Your task => Using the entries that follow, collect the lines where the word "code" appears.

Records to use =>
* Start *

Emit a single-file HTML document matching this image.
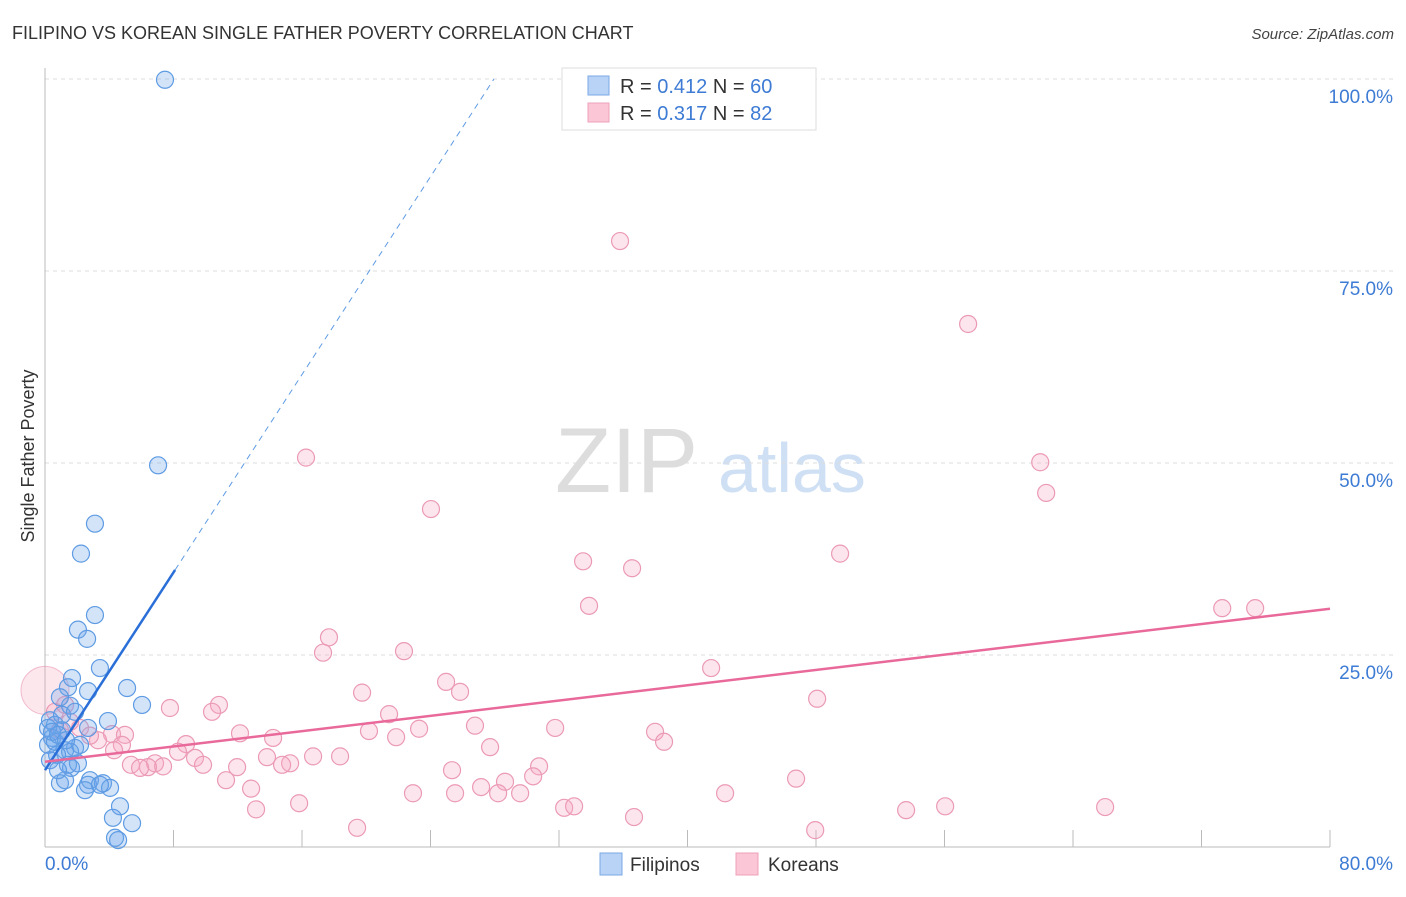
<!DOCTYPE html>
<html><head><meta charset="utf-8"><style>
body{margin:0;background:#fff;font-family:"Liberation Sans",sans-serif;}
svg text{font-family:"Liberation Sans",sans-serif;}
</style></head><body>
<svg id="chart" width="1406" height="892" xmlns="http://www.w3.org/2000/svg">
<text x="12" y="39" font-size="18" fill="#333">FILIPINO VS KOREAN SINGLE FATHER POVERTY CORRELATION CHART</text>
<text x="1394" y="39" font-size="15" fill="#444" text-anchor="end" font-style="italic">Source: ZipAtlas.com</text>
<g>
<text x="555" y="492" font-size="92" fill="#ddd" font-family="Liberation Serif, serif">ZIP</text>
<text x="718" y="492" font-size="70" fill="#cfe0f5">atlas</text>
</g>
<g id="grid"></g>
<g id="axes"></g>
<g id="pinkpts"></g>
<g id="bluepts"></g>
<g id="trends"></g>
<text transform="translate(34,456) rotate(-90)" font-size="18" fill="#333" text-anchor="middle">Single Father Poverty</text>
<g>
<rect x="562" y="68" width="254" height="62" fill="#fff" stroke="#ddd"/>
<rect x="588" y="76" width="21" height="19" fill="#b8d3f5" stroke="#7aaae6"/>
<text x="620" y="93" font-size="20" fill="#333">R = <tspan fill="#3d7bd4">0.412</tspan>   N = <tspan fill="#3d7bd4">60</tspan></text>
<rect x="588" y="103" width="21" height="19" fill="#fbc6d6" stroke="#eea0b8"/>
<text x="620" y="120" font-size="20" fill="#333">R = <tspan fill="#3d7bd4">0.317</tspan>   N = <tspan fill="#3d7bd4"> 82</tspan></text>
</g>
<g>
<rect x="600" y="853" width="22" height="22" fill="#b8d3f5" stroke="#7aaae6"/>
<text x="630" y="871" font-size="19" fill="#333">Filipinos</text>
<rect x="736" y="853" width="22" height="22" fill="#fbc6d6" stroke="#eea0b8"/>
<text x="768" y="871" font-size="19" fill="#333">Koreans</text>
</g>
</svg>
<script>
const yTicks=[25,50,75,100];
const yTickLabels=["25.0%","50.0%","75.0%","100.0%"];
const xTicks=[0,8,16,24,32,40,48,56,64,72,80];
const blueX=[7.47,7.04,3.11,2.24,3.11,2.05,2.62,3.42,1.68,1.43,5.11,2.68,6.04,1.56,0.93,3.92,2.68,0.31,0.62,1.06,0.44,0.19,1.87,1.25,1.56,0.75,1.43,2.05,1.62,2.80,2.68,3.61,4.05,0.93,2.49,1.25,4.67,4.23,5.42,4.36,4.55,0.31,0.62,1.06,1.87,2.18,0.19,0.44,0.81,1.31,0.81,3.42];
const blueY=[99.9,49.7,42.1,38.2,30.2,28.3,27.1,23.3,22.0,20.8,20.7,20.3,18.5,18.4,19.5,16.4,15.5,16.5,15.9,15.2,14.2,13.3,12.9,12.6,12.4,12.0,10.7,10.9,10.3,8.7,8.1,8.3,7.7,8.3,7.4,8.7,5.3,3.8,3.1,1.2,0.9,11.3,13.7,17.2,17.6,13.3,15.5,15.0,14.6,13.9,10.0,8.1];
const pinkX=[35.80,57.47,16.25,61.96,62.33,24.03,49.50,33.50,36.55,33.87,73.29,75.34,17.68,17.31,22.35,41.47,24.97,25.84,19.74,48.07,10.83,7.78,10.40,21.42,26.77,31.76,23.29,20.17,12.14,14.20,21.86,37.98,38.54,8.78,27.71,4.17,4.98,3.30,4.79,8.28,9.34,4.30,13.82,16.69,18.37,15.26,14.76,9.84,5.35,6.85,7.35,6.41,5.92,11.96,30.76,25.34,30.39,28.64,46.76,11.27,12.83,27.15,25.53,28.21,29.58,22.91,42.34,15.82,13.14,32.32,32.94,36.67,56.04,66.00,53.61,19.43,47.95,0.93,0.62,1.25,2.18,2.80,1.56];
const pinkY=[78.9,68.1,50.7,50.1,46.1,44.0,38.2,37.2,36.3,31.4,31.1,31.1,27.3,25.3,25.5,23.3,21.5,20.2,20.1,19.3,18.5,18.1,17.6,17.3,15.8,15.5,15.4,15.1,14.8,14.2,14.3,15.0,13.7,13.4,13.0,14.7,14.6,13.9,13.3,12.4,11.6,12.6,11.7,11.8,11.8,10.9,10.7,10.7,10.7,10.9,10.5,10.4,10.3,10.4,10.5,10.0,9.2,8.5,8.9,8.7,7.6,7.8,7.0,7.0,7.0,7.0,7.0,5.7,4.9,5.1,5.3,3.9,5.3,5.2,4.8,2.5,2.2,15.2,17.6,18.5,15.5,14.5,16.3];
const blueTrend=[10.0,3.22];   // intercept, slope
const pinkTrend=[11.1,0.249];
const NS="http://www.w3.org/2000/svg";
const X=v=>45+v*(1285/80), Y=v=>847-v*7.68;
function mk(tag,attrs,parent){const e=document.createElementNS(NS,tag);for(const k in attrs)e.setAttribute(k,attrs[k]);parent.appendChild(e);return e;}
const grid=document.getElementById('grid'),axes=document.getElementById('axes');
yTicks.forEach((t,i)=>{
 const l=mk('line',{x1:45,x2:1394,y1:Y(t),y2:Y(t),stroke:'#ddd','stroke-dasharray':'4,4'},grid);
 
 
 const tx=mk('text',{x:1393,y:Y(t)+24,'font-size':19,fill:'#3d7bd4','text-anchor':'end'},grid);
 tx.textContent=yTickLabels[i];
 
 
});
mk('line',{x1:45,x2:45,y1:68,y2:847,stroke:'#bbb'},axes);
mk('line',{x1:45,x2:1330,y1:847,y2:847,stroke:'#bbb'},axes);
xTicks.forEach(t=>{const l=mk('line',{x1:X(t),x2:X(t),y1:830,y2:847,stroke:'#bbb'},axes);
 
 });
let t0=mk('text',{x:45,y:870,'font-size':19,fill:'#3d7bd4'},axes);t0.textContent='0.0%';


let t1=mk('text',{x:1393,y:870,'font-size':19,fill:'#3d7bd4','text-anchor':'end'},axes);t1.textContent='80.0%';


const pp=document.getElementById('pinkpts');
const big=mk('circle',{cx:X(0),cy:Y(20.4),r:24,fill:'rgba(245,160,185,0.25)',stroke:'rgba(230,130,165,0.5)'},pp);


pinkX.forEach((x,i)=>{const c=mk('circle',{cx:X(x),cy:Y(pinkY[i]),r:8.5,fill:'rgba(248,170,195,0.3)',stroke:'#eb9ab5','stroke-width':1.2},pp);
 
 });
const bp=document.getElementById('bluepts');
blueX.forEach((x,i)=>{const c=mk('circle',{cx:X(x),cy:Y(blueY[i]),r:8.5,fill:'rgba(110,165,235,0.3)',stroke:'#5e9be3','stroke-width':1.2},bp);
 
 });
const tr=document.getElementById('trends');
const bEnd=8.1, bTop=(100-blueTrend[0])/blueTrend[1];
let l1=mk('line',{x1:X(0),y1:Y(blueTrend[0]),x2:X(bEnd),y2:Y(blueTrend[0]+blueTrend[1]*bEnd),stroke:'#2a6fd8','stroke-width':2.5},tr);


let l2=mk('line',{x1:X(bEnd),y1:Y(blueTrend[0]+blueTrend[1]*bEnd),x2:X(bTop),y2:Y(100),stroke:'#5e9be3','stroke-width':1,'stroke-dasharray':'6,5'},tr);


let l3=mk('line',{x1:X(0),y1:Y(pinkTrend[0]),x2:X(80),y2:Y(pinkTrend[0]+pinkTrend[1]*80),stroke:'#e8699a','stroke-width':2.5},tr);


</script>
</body></html>
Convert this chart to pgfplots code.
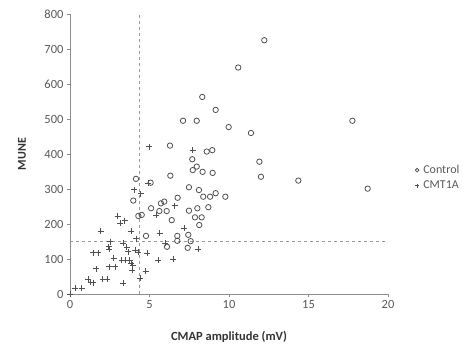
\documentclass[border=0pt]{standalone}
\usepackage{pgfplots}
\pgfplotsset{compat=1.18}
\usepackage{fontspec}
\setmainfont{Carlito}
\definecolor{mk}{HTML}{505050}
\definecolor{tl}{HTML}{595959}
\begin{document}
\begin{tikzpicture}
\begin{axis}[
  scale only axis, width=318pt, height=280pt,
  xmin=0, xmax=20, ymin=0, ymax=800,
  axis x line*=bottom, axis y line*=left,
  axis line style={black!45, line width=0.6pt},
  xtick={0,5,...,20}, ytick={0,100,...,800},
  tick align=outside, major tick length=3pt,
  tick style={black!45, line width=0.6pt},
  /pgf/number format/assume math mode=true,
  ticklabel style={font=\fontsize{12.5}{14}\selectfont, text=tl},
  every axis y label/.style={at={(axis description cs:-0.151,0.5)}, rotate=90, anchor=center, font=\fontsize{12}{14}\selectfont\bfseries, text=black!80},
  every axis x label/.style={at={(axis description cs:0.5,-0.154)}, anchor=center, font=\fontsize{12.5}{14}\selectfont\bfseries, text=black!80},
  xlabel={CMAP amplitude (mV)}, ylabel={MUNE},
  legend style={draw=none, fill=none, at={(1.085,0.415)}, anchor=west, font=\fontsize{12}{14}\selectfont, text=tl, row sep=2pt, inner sep=0pt},
  legend cell align=left,
  legend image code/.code={\path (0cm,0cm) (0.2cm,0cm);\draw[#1, mark size=1.8pt, line width=0.6pt] plot coordinates {(0.06cm,0cm)};},
  clip=false
]
\addplot[black!40, dashed, line width=0.6pt, forget plot] coordinates {(4.33,0) (4.33,800)};
\addplot[black!40, dashed, line width=0.6pt, forget plot] coordinates {(0,150) (20,150)};
\addplot[only marks, mark=o, mark size=2.7pt, mark options={draw=mk, line width=0.8pt}] coordinates {
(4.15,329) (6.31,338) (6.29,424) (8.6,407) (8.95,411) (7.69,385) (7.97,364) (7.72,354)
(8.34,349) (8.97,346) (7.11,495) (7.97,495) (8.32,563) (9.16,526) (9.98,477) (10.58,647)
(12.22,725) (11.38,460) (17.76,495) (11.91,378) (12.01,335) (14.36,324) (18.72,301)
(5.07,318) (7.48,305) (8.11,297) (9.16,288) (8.38,278) (8.81,278) (9.77,278) (3.98,267)
(6.77,275) (5.93,264) (5.72,259) (5.1,245) (5.62,237) (6.08,237) (7.48,238) (8.01,245)
(8.7,248) (4.3,223) (4.51,226) (7.86,219) (8.28,219) (6.4,211) (8.13,197) (4.78,166)
(6.75,166) (6.75,152) (7.44,169) (7.59,151) (6.1,135) (7.4,132)
};
\addlegendentry{Control}
\addplot[only marks, mark=+, mark size=3pt, mark options={draw=mk, line width=0.8pt}] coordinates {
(0,0) (0.31,16) (0.73,16) (1.15,42) (1.3,34) (1.45,32) (2.05,43) (2.35,43) (1.65,72)
(2.45,78) (2.83,78) (3.35,31) (3.92,68) (4.76,66) (4.4,45) (2.75,102) (3.25,96) (3.46,96)
(3.75,97) (3.86,88) (3.94,83) (1.47,118) (1.78,118) (4.3,119) (4.84,117) (2.43,135)
(2.47,128) (3.35,145) (3.56,133) (3.67,121) (4.09,126) (2.52,150) (4.17,158) (1.93,180)
(3.86,179) (3.0,222) (3.45,210) (3.15,202) (4.03,298) (4.45,287) (4.99,421) (7.72,411)
(4.92,316) (6.58,252) (5.43,226) (5.64,173) (7.17,188) (5.97,145) (8.07,128) (5.55,97)
(6.5,100)
};
\addlegendentry{CMT1A}
\end{axis}
\useasboundingbox (-70pt,-62pt) rectangle (404pt,294pt);
\end{tikzpicture}
\end{document}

* End *

Response to the task =>
Convert this chart to pgfplots code.
  legend image code/.code={\path (0cm,0cm) (0.2cm,0cm);\draw[#1, mark size=1.8pt, line width=0.6pt] plot coordinates {(0.06cm,0cm)};},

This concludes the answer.